Team members Nate Plourde, Jessica Bickford, Jade Smedberg, Christian Wynott, Saige McGinnis, Brook Carson and Sully Poland gave a 30-minute presentation on the program and how each of the 35 students on the team participate, from publicity and fundraising to car-building and technology.

It is part of the Oxford Hills Middle School Quest and STEM programs which, school officials and students said, inspire students through nontraditional ways to be engaged in school.

* Directors heard a presentation on the kindergarten through 12th-grade music curriculum. Music Department Chairman Kyle Jordan and members of the district-wide music department told the directors that the music curriculum has been revised in part so that each of the six elementary schools has a common rubric and assessment opportunities. The revised curriculum was unanimously approved by the board.

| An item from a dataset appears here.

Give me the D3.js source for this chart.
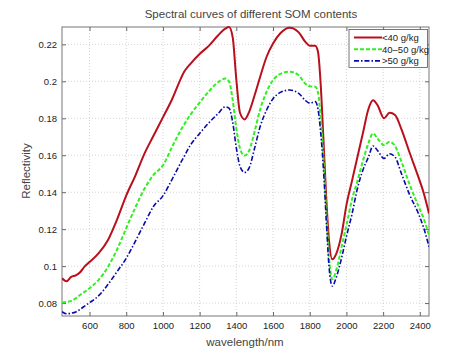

* The superintendent and Curriculum Director Heather Manchester gave a presentation on a three-year prekindergarten pilot program that could open the preschool doors for 140 students five days a week instead of the current two- or three-day program.

* Colpitts announced that Oxford Middle School teacher Laurie Catanese has been selected as the Maine Department of Education’s county Teacher of the Year. She will compete for Maine Teacher of the Year.